[Start Dataset content]

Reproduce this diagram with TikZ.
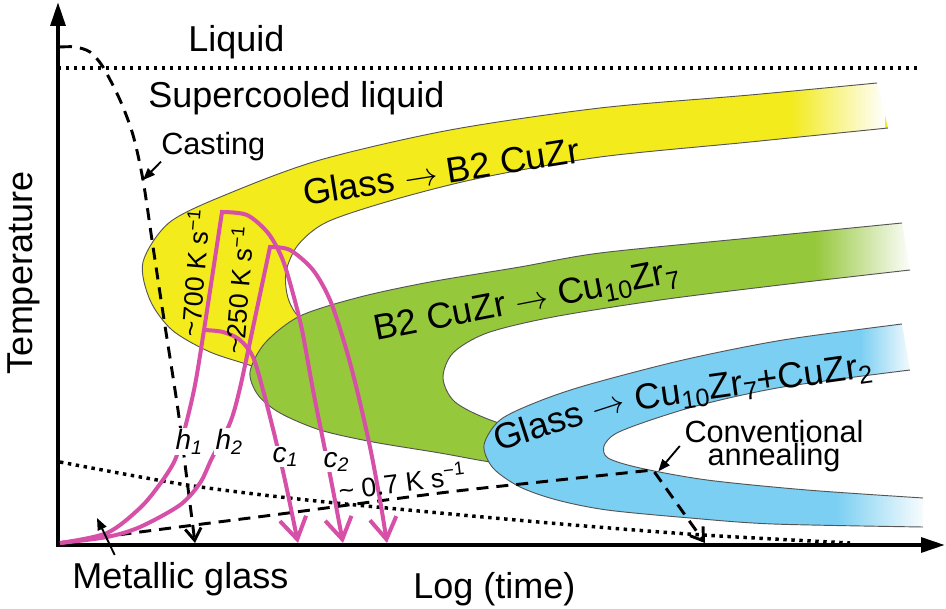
\documentclass[tikz,border=0pt]{standalone}
\usepackage{fontspec}
\setmainfont{Liberation Sans}
\usetikzlibrary{arrows.meta,fadings}
\definecolor{bandyellow}{RGB}{243,235,28}
\definecolor{bandgreen}{RGB}{150,200,60}
\definecolor{bandblue}{RGB}{122,207,242}
\definecolor{heatpink}{RGB}{214,80,168}
\definecolor{edgegray}{RGB}{85,85,85}
\newcommand{\toarrow}{$\rightarrow$}

\begin{document}
\begin{tikzpicture}[x=0.75pt,y=-0.75pt,
	bigtext/.style={font=\fontsize{27}{32}\selectfont, inner sep=0pt},
	midtext/.style={font=\fontsize{23}{17.3}\selectfont},
	ratetext/.style={font=\fontsize{20}{24}\selectfont, inner sep=0pt},
	pathlbl/.style={font=\fontsize{21}{25}\selectfont\itshape, fill=white, inner sep=1pt, anchor=base west},
	bandedge/.style={draw=edgegray, line width=0.7pt},
	fadeout/.style={fill=white, path fading=west},
	treat/.style={heatpink, line width=3pt, -{Straight Barb[length=16pt,width=20pt]}},
	dashpath/.style={line width=2.2pt, dash pattern=on 9pt off 6pt, -{Straight Barb[length=9pt,width=12pt]}},
	dotpath/.style={line width=2.6pt, dash pattern=on 2.6pt off 3.4pt},
	lblarrow/.style={line width=1.4pt, -{Triangle[length=9pt,width=7pt]}},
	axis/.style={line width=3pt, -{Triangle[length=18pt,width=11pt]}}]
	\useasboundingbox (0,0) rectangle (946,609);

	% transformation bands
	\fill[bandyellow] plot[smooth] coordinates {(877,83) (750,95) (600,108) (450,130) (320,160) (230,193) (170,222) (143,262) (150,300) (172,330) (210,352) (255,367) (300,385)}
		-- plot[smooth] coordinates {(330,335) (300,318) (288,298) (286,272) (298,245) (327,222) (393,200) (480,178) (600,157) (750,142) (888,128)} -- cycle;
	\fill[fadeout] (790,75) rectangle (885,140);
	\draw[bandedge] plot[smooth] coordinates {(877,83) (750,95) (600,108) (450,130) (320,160) (230,193) (170,222) (143,262) (150,300) (172,330) (210,352) (255,367) (300,385)};
	\draw[bandedge] plot[smooth] coordinates {(330,335) (300,318) (288,298) (286,272) (298,245) (327,222) (393,200) (480,178) (600,157) (750,142) (888,128)};

	\fill[bandgreen] plot[smooth] coordinates {(902,223) (750,238) (600,253) (520,267) (430,282) (360,297) (300,316) (265,343) (250,372) (258,395) (280,413) (320,430) (373,442) (440,453) (490,462) (560,472)}
		-- plot[smooth] coordinates {(560,440) (493,421) (455,402) (443,378) (453,353) (487,333) (553,317) (660,300) (780,285) (910,270)} -- cycle;
	\fill[fadeout] (815,215) rectangle (912,278);
	\draw[bandedge] plot[smooth] coordinates {(902,223) (750,238) (600,253) (520,267) (430,282) (360,297) (300,316) (265,343) (250,372) (258,395) (280,413) (320,430) (373,442) (440,453) (490,462) (560,472)};
	\draw[bandedge] plot[smooth] coordinates {(560,440) (493,421) (455,402) (443,378) (453,353) (487,333) (553,317) (660,300) (780,285) (910,270)};

	\fill[bandblue] plot[smooth] coordinates {(902,324) (783,340) (683,360) (587,385) (537,402) (500,420) (484,445) (493,468) (520,487) (557,500) (607,510) (690,518) (773,524) (923,527)}
		-- plot[smooth] coordinates {(923,498) (807,490) (707,480) (640,468) (608,458) (604,446) (615,434) (645,422) (700,405) (783,387) (910,370)} -- cycle;
	\fill[fadeout] (860,318) rectangle (915,378);
	\fill[fadeout] (835,490) rectangle (928,533);
	\draw[bandedge] plot[smooth] coordinates {(902,324) (783,340) (683,360) (587,385) (537,402) (500,420) (484,445) (493,468) (520,487) (557,500) (607,510) (690,518) (773,524) (923,527)};
	\draw[bandedge] plot[smooth] coordinates {(923,498) (807,490) (707,480) (640,468) (608,458) (604,446) (615,434) (645,422) (700,405) (783,387) (910,370)};

	\node[bigtext, rotate=9, anchor=base west] (ylab) at (305,206) {Glass \toarrow{} B2 CuZr};
	\node[bigtext, rotate=11, anchor=base west] (glab) at (376,341) {B2 CuZr \toarrow{} Cu\textsubscript{10}Zr\textsubscript{7}};
	\node[bigtext, rotate=18, anchor=base west] (blab) at (498,452) {Glass \toarrow};
	\node[bigtext, rotate=8, anchor=base west] (bprod) at ([xshift=7pt]blab.base east) {Cu\textsubscript{10}Zr\textsubscript{7}+CuZr\textsubscript{2}};

	% liquidus and lower limit
	\draw[dotpath] (58,68) -- (920,68);
	\draw[dotpath] plot[smooth] coordinates {(60,462) (187,485) (307,500) (440,513) (573,525) (703,535) (850,543)};

	% axes
	\coordinate (origin) at (58,545);
	\draw[axis] (58,547) -- (58,2);
	\draw[axis] (56,545) -- (945,545);

	% casting and annealing
	\coordinate (castpt) at (143,180);
	\coordinate (annealpt) at (653,470);
	\draw[dashpath] plot[smooth] coordinates {(60,47) (75,47) (90,52) (103,67) (120,100) (133,135) (castpt) (152,240) (163,313) (178,410) (188,488) (195,543)};
	\draw[dashpath] plot[smooth] coordinates {(60,543) (140,532) (273,515) (440,493) (540,482) (annealpt)} -- (705,543);

	% flash annealing
	\coordinate (peakA) at (222,212);
	\coordinate (peakB) at (270,247);
	\coordinate (peakC) at (204,330);
	\draw[treat] plot[smooth] coordinates {(60,543) (107,533) (140,508) (160,484) (175,460) (185,428) (195,385) (peakC) (peakA)}
		-- plot[smooth] coordinates {(peakA) (247,215) (268,233) (282,258) (292,290) (302,330) (313,390) (323,440) (332,485) (343,543)};
	\draw[treat] plot[smooth] coordinates {(60,543) (107,537) (140,527) (180,505) (200,483) (212,458) (230,423) (240,388) (255,318) (peakB)}
		-- plot[smooth] coordinates {(peakB) (290,250) (313,270) (330,300) (345,345) (357,390) (370,447) (380,500) (387,543)};
	\draw[treat] plot[smooth] coordinates {(peakC) (223,332) (240,340) (253,357) (263,390) (275,437) (286,485) (298,543)};

	\node[pathlbl] (h1) at (174,450) {h\textsubscript{1}};
	\node[pathlbl] (h2) at (214,450) {h\textsubscript{2}};
	\node[pathlbl] (c1) at (271,462) {c\textsubscript{1}};
	\node[pathlbl] (c2) at (322,467) {c\textsubscript{2}};

	\node[ratetext, rotate=85] (r700) at (194,273) {\textasciitilde700 K s\textsuperscript{−1}};
	\node[ratetext, rotate=85] (r250) at (238,290) {\textasciitilde250 K s\textsuperscript{−1}};
	\node[ratetext, rotate=7] (r07) at (402,481) {\textasciitilde\ 0.7 K s\textsuperscript{−1}};

	% labels
	\node[bigtext, anchor=base west] (liquid) at (188,52) {Liquid};
	\node[bigtext, anchor=base west] (supercooled) at (148,108) {Supercooled liquid};
	\node[bigtext, rotate=90, anchor=base] (templbl) at (32,273) {Temperature};
	\node[bigtext, anchor=base west] (timelbl) at (413,598) {Log (time)};

	\node[midtext, anchor=base west, inner sep=0pt] (casting) at (161,155) {Casting};
	\draw[lblarrow] (casting.south west) -- (castpt);

	\node[bigtext, anchor=base west] (metglass) at (72,588) {Metallic glass};
	\coordinate (glasspt) at (97,518);
	\draw[lblarrow] ([xshift=32pt,yshift=5pt]metglass.north west) -- (glasspt);

	\node[midtext, align=center] (conv) at (774,446) {Conventional\\annealing};
	\draw[lblarrow] (conv.west) -- ([xshift=4pt,yshift=-1pt]annealpt);

\end{tikzpicture}
\end{document}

[End Dataset content]

Skip the pictures, please, and transcribe only the lines from the beginning of the material through the one that contains "(0,0) rectangle (946,609);".

Reproduce this diagram with TikZ.
\documentclass[tikz,border=0pt]{standalone}
\usepackage{fontspec}
\setmainfont{Liberation Sans}
\usetikzlibrary{arrows.meta,fadings}
\definecolor{bandyellow}{RGB}{243,235,28}
\definecolor{bandgreen}{RGB}{150,200,60}
\definecolor{bandblue}{RGB}{122,207,242}
\definecolor{heatpink}{RGB}{214,80,168}
\definecolor{edgegray}{RGB}{85,85,85}
\newcommand{\toarrow}{$\rightarrow$}

\begin{document}
\begin{tikzpicture}[x=0.75pt,y=-0.75pt,
	bigtext/.style={font=\fontsize{27}{32}\selectfont, inner sep=0pt},
	midtext/.style={font=\fontsize{23}{17.3}\selectfont},
	ratetext/.style={font=\fontsize{20}{24}\selectfont, inner sep=0pt},
	pathlbl/.style={font=\fontsize{21}{25}\selectfont\itshape, fill=white, inner sep=1pt, anchor=base west},
	bandedge/.style={draw=edgegray, line width=0.7pt},
	fadeout/.style={fill=white, path fading=west},
	treat/.style={heatpink, line width=3pt, -{Straight Barb[length=16pt,width=20pt]}},
	dashpath/.style={line width=2.2pt, dash pattern=on 9pt off 6pt, -{Straight Barb[length=9pt,width=12pt]}},
	dotpath/.style={line width=2.6pt, dash pattern=on 2.6pt off 3.4pt},
	lblarrow/.style={line width=1.4pt, -{Triangle[length=9pt,width=7pt]}},
	axis/.style={line width=3pt, -{Triangle[length=18pt,width=11pt]}}]
	\useasboundingbox (0,0) rectangle (946,609);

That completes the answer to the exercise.